Re-encryption (TLS bridging) — the proxy terminates the client's TLS, inspects/routes, then opens a new TLS connection to the backend. Full L7 features + encryption on both legs. Highest CPU cost (two handshakes, two encrypt/decrypt paths).

Cost: TLS handshakes are CPU-heavy (asymmetric crypto on connection setup). Terminating at the proxy offloads that from app servers and lets you use session resumption / hardware acceleration in one tuned place. In zero-trust environments you can't use plaintext internally, so you pay for re-encryption or push mTLS down to a service mesh. The decision is a trust-boundary decision, not a performance one.

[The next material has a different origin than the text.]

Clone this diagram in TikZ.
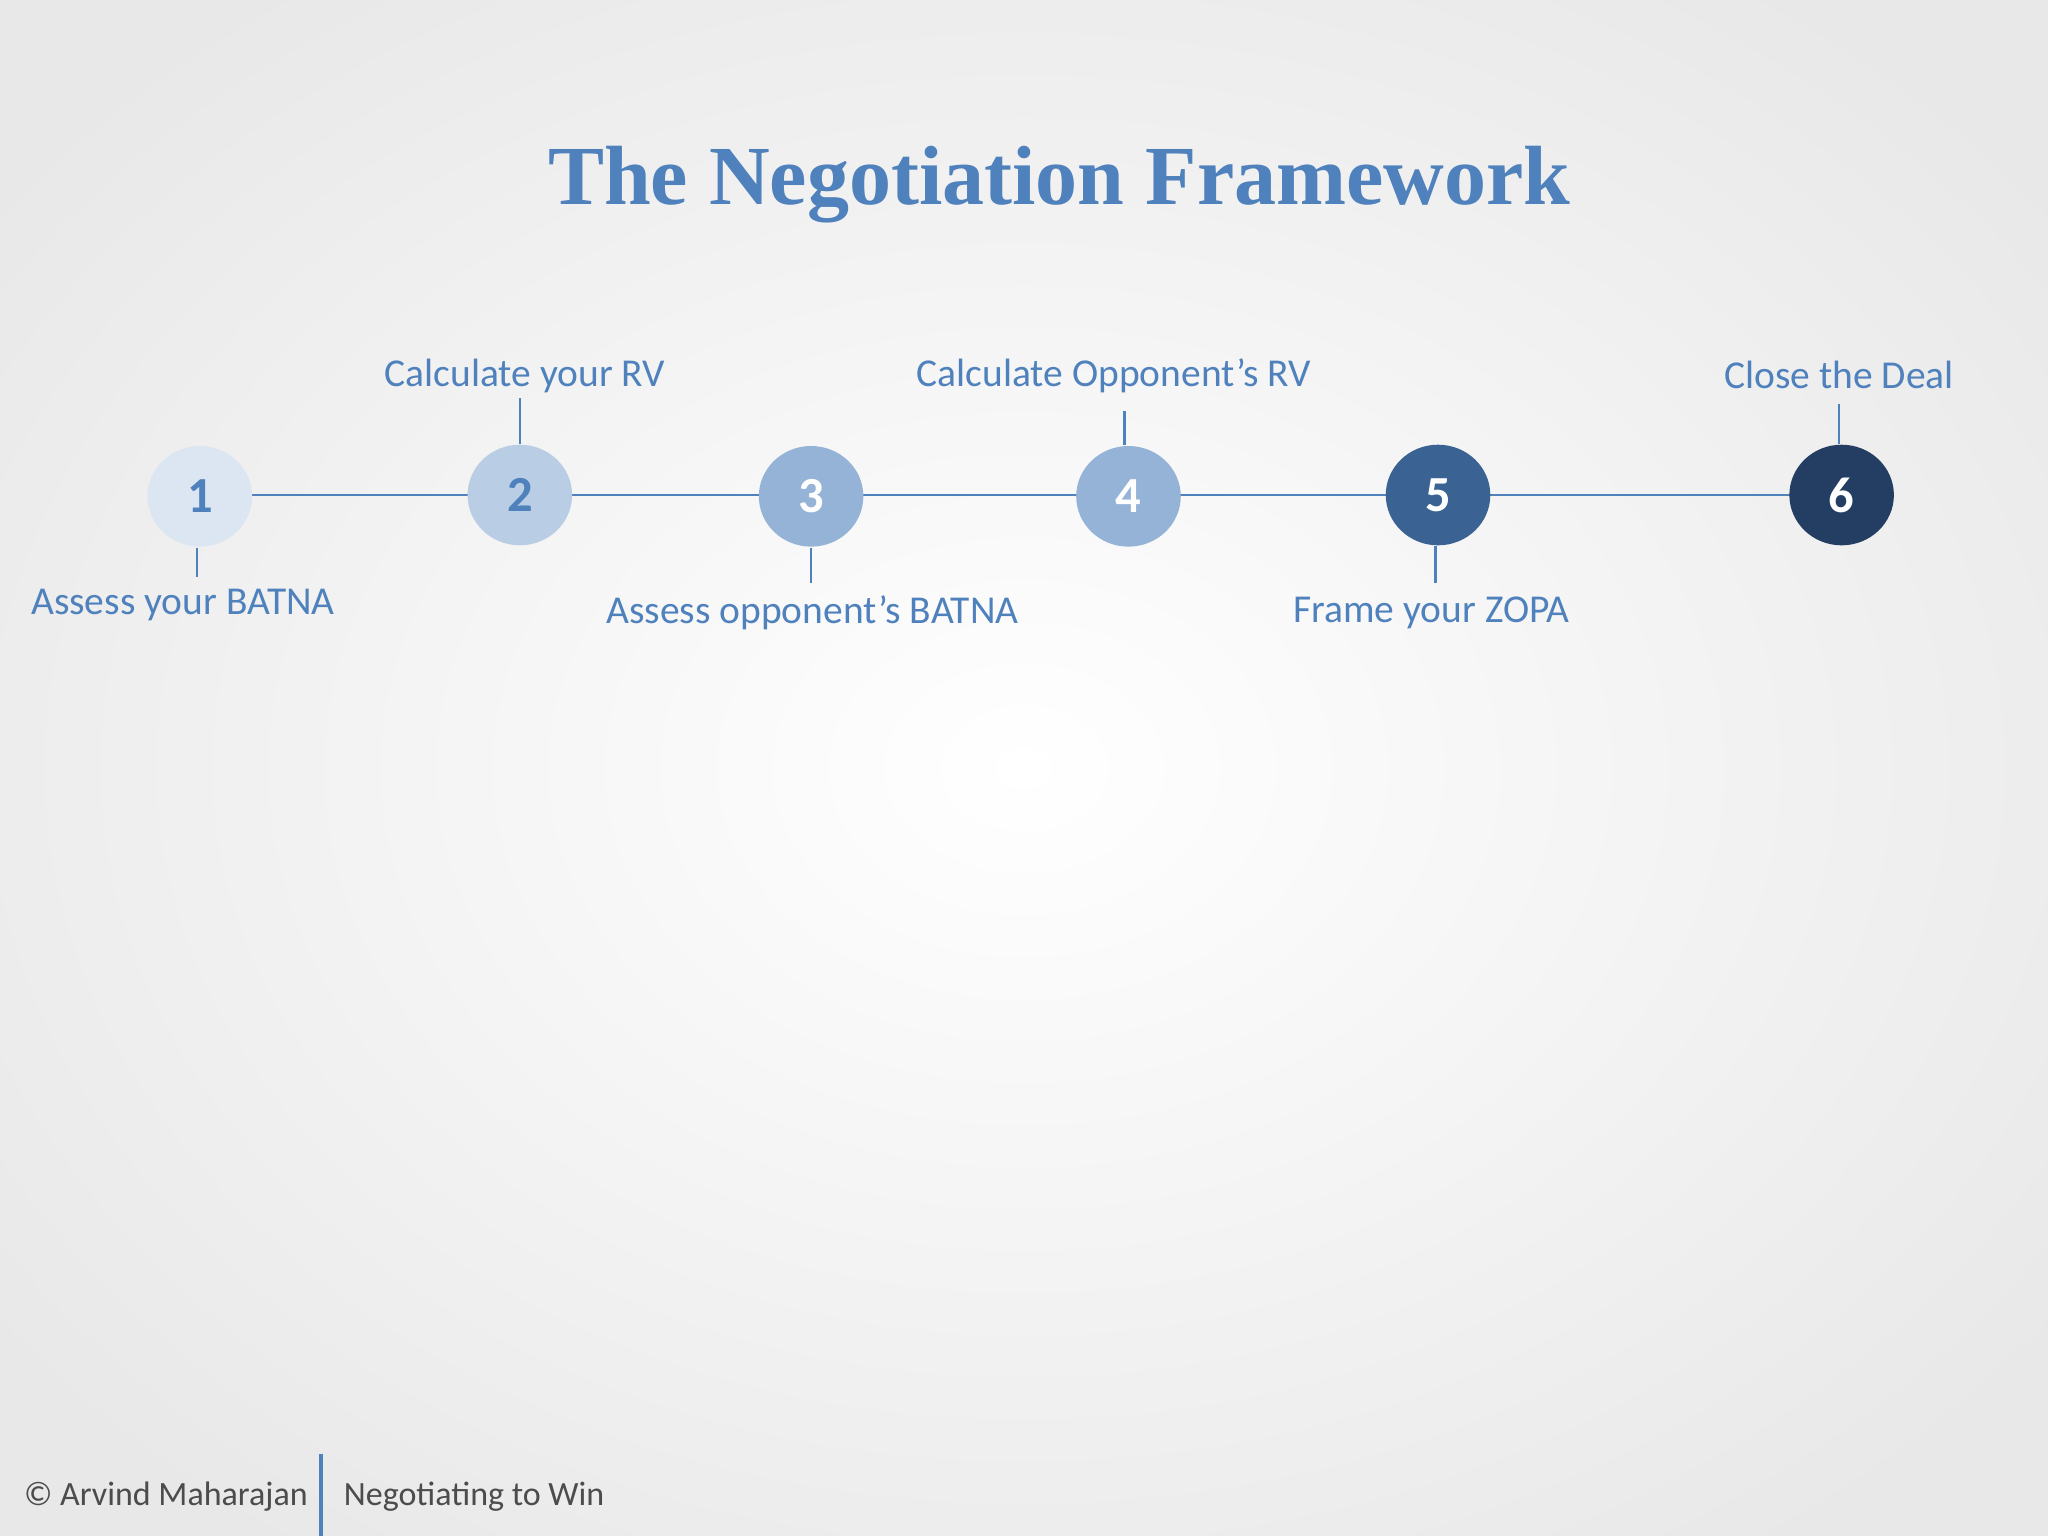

Q6: Why does my backend see the proxy's IP instead of the client's?¶

Because the reverse proxy terminates the client's TCP connection and opens a fresh one to the backend. From the backend's socket, the peer is the proxy — the original client IP is gone at the transport layer. This breaks anything that depends on the real client IP: rate limiting, geo-routing, audit logs, abuse detection, allow/deny lists.

Two standard remedies:

X-Forwarded-For (and friends) — the L7 proxy inserts an HTTP header carrying the original client IP (and X-Forwarded-Proto, X-Forwarded-Host). The backend reads the header instead of the socket peer. Works only for HTTP, and only if you trust the header (it's client-spoofable unless the edge strips and re-sets it).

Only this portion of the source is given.